Mother struggles with daughter’s insults
Q. I am the mother of a 21-year-old girl and an 18-year-old boy.
My problem is with my daughter. She treats me very disrespectfully.
She’ll tell me to “shut up” and calls me “stupid” or “dumb” if something doesn’t suit her or if she’s feeling stressed about school or work (she is a straight-A student working a summer internship with a major accounting firm).
When I try to address the behavior, she’ll shut me down by mocking me. I am at a loss on what to do to stop this disrespectful behavior.
Here is an example: Yesterday morning she came into my bedroom (on the main floor), angry at me for turning off the air conditioner.
Her room is on the second floor and she said she was too hot to sleep all night. I explained that it was 60 degrees outside and we didn’t need the air conditioner.
She said, “You’re so dumb; hot air rises. . . . What are you — stupid?”
This is just one example of many.
My son doesn’t treat me this way and is very respectful and kind.
How can two kids from the same family be so different?
My husband says I should completely ignore her and not do a thing for her — basically alienate her. This approach doesn’t feel right. What do you think?

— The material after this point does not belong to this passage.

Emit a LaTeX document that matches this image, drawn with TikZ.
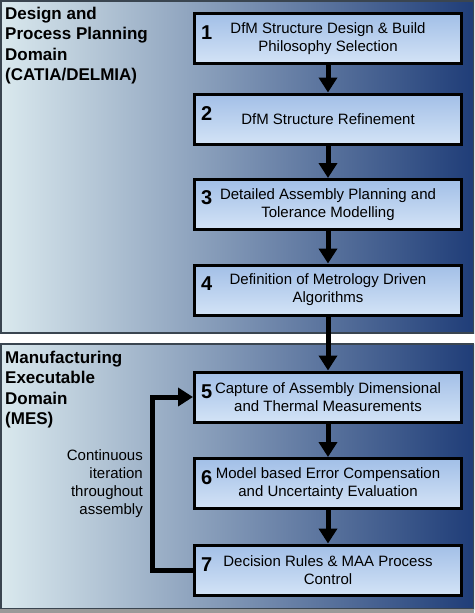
\documentclass[tikz,border=0pt]{standalone}
\usepackage{fontspec}
\setmainfont{Liberation Sans}
\usetikzlibrary{arrows.meta}
\definecolor{panL}{HTML}{DAE9EE}
\definecolor{panM}{HTML}{86A2C0}
\definecolor{panR}{HTML}{1F3D78}
\definecolor{boxT}{HTML}{A2BFE7}
\definecolor{boxB}{HTML}{D3E3F6}
\definecolor{frameC}{HTML}{3A4550}
\begin{document}
\begin{tikzpicture}[x=1pt,y=-1pt,
  stepbox/.style={draw=black, line width=3pt, top color=boxT, bottom color=boxB,
    minimum width=267pt, minimum height=50pt, align=center, inner sep=0pt,
    font=\fontsize{15}{18}\selectfont},
  num/.style={anchor=base west, inner sep=0pt, font=\fontsize{20}{20}\selectfont\bfseries},
  domlabel/.style={anchor=north west, inner sep=0pt, align=left,
    font=\fontsize{17}{20.5}\selectfont\bfseries},
  note/.style={anchor=north east, inner sep=0pt, align=right,
    font=\fontsize{15}{18}\selectfont},
  flow/.style={line width=5pt, -{Triangle[width=18pt,length=15pt]}},
  panelborder/.style={draw=frameC, line width=1.5pt}]
\useasboundingbox (0,0) rectangle (474,613);
\fill[white] (0,0) rectangle (474,613);
% panels
\shade[left color=panL, middle color=panM, right color=panR] (0,0) rectangle (474,333);
\shade[left color=panL, middle color=panM, right color=panR] (0,344) rectangle (474,609);
\draw[panelborder] (0.75,0.75) rectangle (473.25,333);
\draw[panelborder] (0.75,344) rectangle (473.25,608.5);
\fill[gray!80] (0,609.25) rectangle (474,613);
% domain labels
\node[domlabel] (d1) at (5,6.5) {Design and\\Process Planning\\Domain\\(CATIA/DELMIA)};
\node[domlabel] (d2) at (5,350.5) {Manufacturing\\Executable\\Domain\\(MES)};
\node[note] (it) at (143,449) {Continuous\\iteration\\throughout\\assembly};
% boxes
\node[stepbox] (b1) at (328,38.5) {DfM Structure Design \& Build\\Philosophy Selection};
\node[stepbox] (b2) at (328,119) {DfM Structure Refinement};
\node[stepbox] (b3) at (328,204.5) {Detailed Assembly Planning and\\Tolerance Modelling};
\node[stepbox] (b4) at (328,290) {Definition of Metrology Driven\\Algorithms};
\node[stepbox] (b5) at (328,397) {Capture of Assembly Dimensional\\and Thermal Measurements};
\node[stepbox] (b6) at (328,483.5) {Model based Error Compensation\\and Uncertainty Evaluation};
\node[stepbox] (b7) at (328,570) {Decision Rules \& MAA Process\\Control};
% numbers
\node[num] (n1) at (201,39) {1};
\node[num] (n2) at (201,120) {2};
\node[num] (n3) at (201,204) {3};
\node[num] (n4) at (201,290) {4};
\node[num] (n5) at (201,398) {5};
\node[num] (n6) at (201,484) {6};
\node[num] (n7) at (201,571) {7};
% connectors
\draw[flow] (b1) -- (b2);
\draw[flow] (b2) -- (b3);
\draw[flow] (b3) -- (b4);
\draw[flow] (b4) -- (b5);
\draw[flow] (b5) -- (b6);
\draw[flow] (b6) -- (b7);
\coordinate (fb) at (152,480);
\draw[flow] (b7.west) -| (fb) |- (b5.west);
\end{tikzpicture}
\end{document}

A. Your daughter seems to single you out for this disrespect, but you and your husband should present a united front in dealing with it.

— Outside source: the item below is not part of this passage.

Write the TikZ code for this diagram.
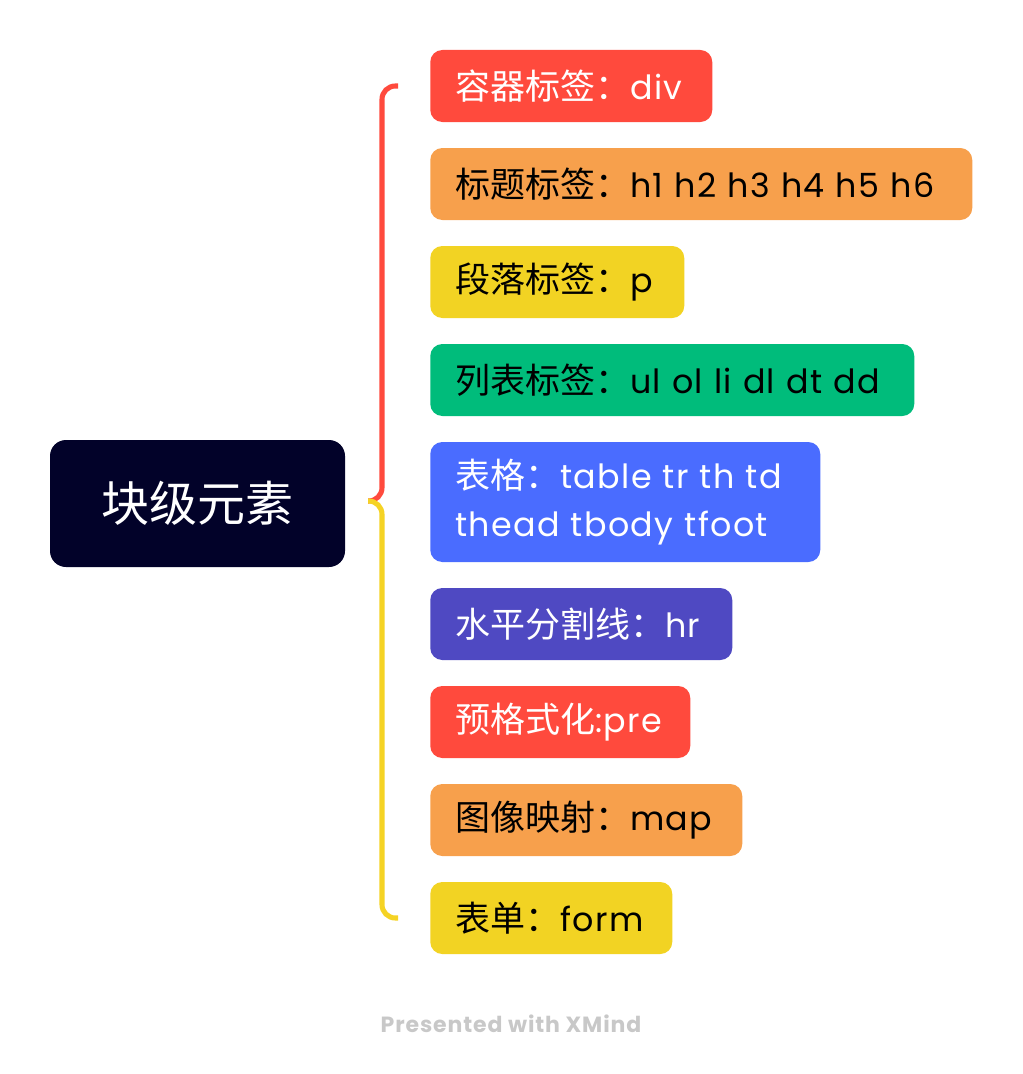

You two should be at the center of your family, and should be in basic agreement about what you will — and won’t — tolerate from your little miss bossy pants, otherwise she doesn’t have much incentive to change.

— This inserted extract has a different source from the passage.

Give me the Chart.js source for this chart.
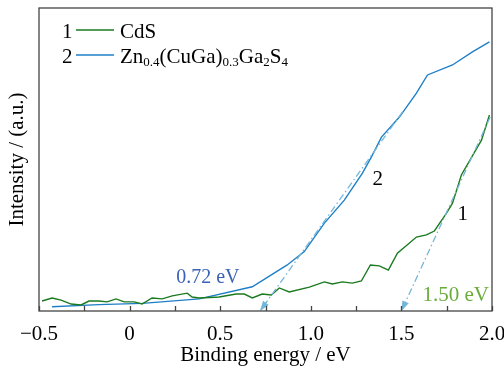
<!DOCTYPE html>
<html><head><meta charset="utf-8">
<script src="https://cdn.jsdelivr.net/npm/chart.js@4.4.1/dist/chart.umd.min.js"></script>
<style>html,body{margin:0;padding:0;background:#fff}#wrap{width:504px;height:369px}</style>
</head><body><div id="wrap"><canvas id="c" width="504" height="369"></canvas></div>
<script>
const xTicks = [-0.5, 0, 0.5, 1.0, 1.5, 2.0];
const cdsX = [-0.483,-0.428,-0.378,-0.323,-0.268,-0.224,-0.169,-0.124,-0.075,-0.030,0.025,0.069,0.124,0.180,0.235,0.318,0.345,0.384,0.494,0.588,0.633,0.677,0.732,0.782,0.826,0.881,0.992,1.075,1.119,1.174,1.229,1.279,1.329,1.378,1.428,1.478,1.583,1.638,1.682,1.749,1.782,1.831,1.942,1.986];
const cdsY = [3.3,4.3,3.6,2.3,2.0,3.3,3.3,3.0,4.0,3.0,3.0,2.3,4.3,4.0,5.0,5.9,4.6,4.3,4.6,5.6,5.6,4.3,5.6,5.3,7.6,6.3,7.9,9.6,8.9,9.6,9.2,9.9,15.2,14.9,13.5,19.1,24.4,25.1,26.4,32.3,35.6,44.9,56.4,64.7];
const znX = [-0.428,-0.17,0.07,0.384,0.677,0.870,0.964,1.075,1.185,1.285,1.334,1.390,1.489,1.583,1.644,1.782,1.892,1.986];
const znY = [1.4,2.1,2.5,4.0,8.0,15.2,19.6,29.0,36.6,45.5,50.8,57.4,64.0,71.9,77.9,81.2,85.5,88.8];
const tan2X = [1.506, 0.72];
const tan2Y = [65.7, 0];
const tan1X = [1.99, 1.50];
const tan1Y = [64.0, 0];
const minorStep = 0.25;

const pts = (xs, ys) => xs.map((x, i) => ({x, y: ys[i]}));
const FONT = '"Liberation Serif", "Times New Roman", serif';

const overlay = {
  id: 'overlay',
  afterDatasetsDraw(chart) {
    const {ctx, chartArea: a, scales: {x, y}} = chart;
    ctx.save();
    // arrowheads at tangent ends
    chart.data.datasets.forEach((ds, i) => {
      if (!ds.isTangent) return;
      const d = ds.data, p1 = d[0], p2 = d[d.length - 1];
      const x1 = x.getPixelForValue(p1.x), y1 = y.getPixelForValue(p1.y);
      const x2 = x.getPixelForValue(p2.x), y2 = y.getPixelForValue(p2.y);
      const ang = Math.atan2(y2 - y1, x2 - x1);
      const L = 10, W = 3.5;
      ctx.fillStyle = ds.borderColor;
      ctx.beginPath();
      ctx.moveTo(x2, y2);
      ctx.lineTo(x2 - L * Math.cos(ang) + W * Math.sin(ang), y2 - L * Math.sin(ang) - W * Math.cos(ang));
      ctx.lineTo(x2 - L * Math.cos(ang) - W * Math.sin(ang), y2 - L * Math.sin(ang) + W * Math.cos(ang));
      ctx.closePath();
      ctx.fill();
    });
    // frame
    ctx.strokeStyle = '#444';
    ctx.lineWidth = 1.3;
    ctx.strokeRect(a.left, a.top, a.right - a.left, a.bottom - a.top);
    // minor inward ticks
    ctx.beginPath();
    for (let v = x.min; v <= x.max + 1e-9; v += minorStep) {
      const px = Math.round(x.getPixelForValue(v)) + 0.5;
      ctx.moveTo(px, a.bottom);
      ctx.lineTo(px, a.bottom - 5);
    }
    ctx.stroke();
    // annotations
    ctx.textBaseline = 'alphabetic';
    ctx.textAlign = 'left';
    const txt = (s, vx, vy, col, size) => {
      ctx.font = size + 'px ' + FONT;
      ctx.fillStyle = col;
      ctx.fillText(s, x.getPixelForValue(vx), y.getPixelForValue(vy));
    };
    txt('0.72 eV', 0.257, 9.24, '#3b62b6', 20);
    txt('1.50 eV', 1.616, 3.3, '#6aab3c', 21);
    txt('2', 1.340, 41.6, '#000', 21);
    txt('1', 1.809, 30.0, '#000', 21);
    // legend
    const lx = a.left + 23, lineX0 = a.left + 37, lineX1 = a.left + 75, tx = a.left + 81;
    const rows = [
      {n: '1', col: '#1a7a1f', y: 38, parts: [['CdS', 0]]},
      {n: '2', col: '#1f7fc6', y: 63, parts: [['Zn', 0], ['0.4', 1], ['(CuGa)', 0], ['0.3', 1], ['Ga', 0], ['2', 1], ['S', 0], ['4', 1]]}
    ];
    rows.forEach(r => {
      ctx.fillStyle = '#000';
      ctx.font = '21px ' + FONT;
      ctx.fillText(r.n, lx, r.y);
      ctx.strokeStyle = r.col;
      ctx.lineWidth = 1.5;
      ctx.beginPath();
      ctx.moveTo(lineX0, r.y - 8);
      ctx.lineTo(lineX1, r.y - 8);
      ctx.stroke();
      let cx = tx;
      r.parts.forEach(([s, sub]) => {
        ctx.font = (sub ? '13px ' : '21px ') + FONT;
        ctx.fillText(s, cx, r.y + (sub ? 3 : 0));
        cx += ctx.measureText(s).width;
      });
    });
    ctx.restore();
  }
};

new Chart(document.getElementById('c'), {
  type: 'line',
  data: {
    datasets: [
      {data: pts(tan2X, tan2Y), borderColor: '#74b6da', borderWidth: 1.3, borderDash: [7, 3, 1.5, 3], pointRadius: 0, isTangent: true},
      {data: pts(tan1X, tan1Y), borderColor: '#74b6da', borderWidth: 1.3, borderDash: [7, 3, 1.5, 3], pointRadius: 0, isTangent: true},
      {data: pts(cdsX, cdsY), borderColor: '#1a7a1f', borderWidth: 1.4, pointRadius: 0, tension: 0},
      {data: pts(znX, znY), borderColor: '#1f7fc6', borderWidth: 1.4, pointRadius: 0, tension: 0}
    ]
  },
  options: {
    responsive: false,
    animation: false,
    devicePixelRatio: 1,
    layout: {padding: {top: 8, right: 12, left: 0, bottom: 0}},
    plugins: {legend: {display: false}, tooltip: {enabled: false}},
    scales: {
      x: {
        type: 'linear', min: -0.5, max: 2.0,
        afterBuildTicks: s => { s.ticks = xTicks.map(v => ({value: v})); },
        afterFit: s => { s.height = 58; s.paddingLeft = 0; s.paddingRight = 0; },
        grid: {display: false},
        border: {display: false},
        ticks: {
          color: '#000', padding: 3, autoSkip: false, maxRotation: 0,
          font: {family: FONT, size: 21},
          callback: v => v === 0 ? '0' : (v < 0 ? '\u2212' + Math.abs(v).toFixed(1) : v.toFixed(1))
        },
        title: {display: true, text: 'Binding energy / eV', color: '#000', font: {family: FONT, size: 21}, padding: {top: 0, bottom: 1}}
      },
      y: {
        type: 'linear', min: 0, max: 100,
        afterFit: s => { s.width = 39; },
        grid: {display: false},
        border: {display: false},
        ticks: {display: false},
        title: {display: true, text: 'Intensity / (a.u.)', color: '#000', font: {family: FONT, size: 21}, padding: {top: 5, bottom: 0}}
      }
    }
  },
  plugins: [overlay]
});
</script>
</body></html>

You three should meet privately to discuss her behavior. Ask her if she talks to her professors, mentors, or co-workers this way. Then ask her why she talks to you this way. Listen to her answer; if she doesn’t answer or shrugs this off, then let some uncomfortable silence hang in the room.
Tell her that she needs to behave differently. Don’t offer ultimatums (she’ll be forced to wonder about the possible consequences).
If this continues, then I agree with your husband — ignore her and do nothing for her until she figures out how to get back into her parents’ good graces. If her behavior deteriorates, the next step might be to tell her that she needs to find somewhere else to stay. Be calm, firm, in-charge, and — when the time comes — forgiving. She’s young and testing you.
Q. I’m sure you’ve been asked this many times in the past, but I need to know: If you’re dating someone, is it the man’s responsibility to pay the tab all the time?
If I was to approach my girlfriend about this issue, what is the best way to go about it?
A. Yes, this is a perennial issue between dating couples. The question is raised, again and again, because as time goes on, social mores change as we all make the transition away from some traditions and toward others.
Every couple needs to discuss money at some point, and the sooner you do this, the better.
You could start this conversation with your girlfriend by asking her if she thinks the man should always pick up the tab, and if so — why.
My own view is that whoever has more should give more. The person with fewer assets can express her own generosity by finding ways to host inexpensive outings. Importantly, in the healthiest relationships, the overall attitude is one of balanced sharing, appreciation, and gratitude.
Q. I am writing in response to readers regarding hiring a contractor with a Trump bumper sticker on his truck. In another time and in another political atmosphere, I would have no problem with this. However, Trump represents everything that is wrong with America: greed, racism, inequality, and class war. To me, this is the same as voicing support for the KKK, Confederate flag, and other hate-inspired groups. Advising your readers to stick their heads in the sand and suppress their moral indignation was very disappointing. Posting political messages on your business vehicle is certainly a “right,” but it’s also stupid, as it will alienate some customers and you’ll lose business. Amy, you should be ashamed of yourself.
A. I’m sorry to have disappointed you, but advising mutual respect and tolerance is hardly something to be ashamed of.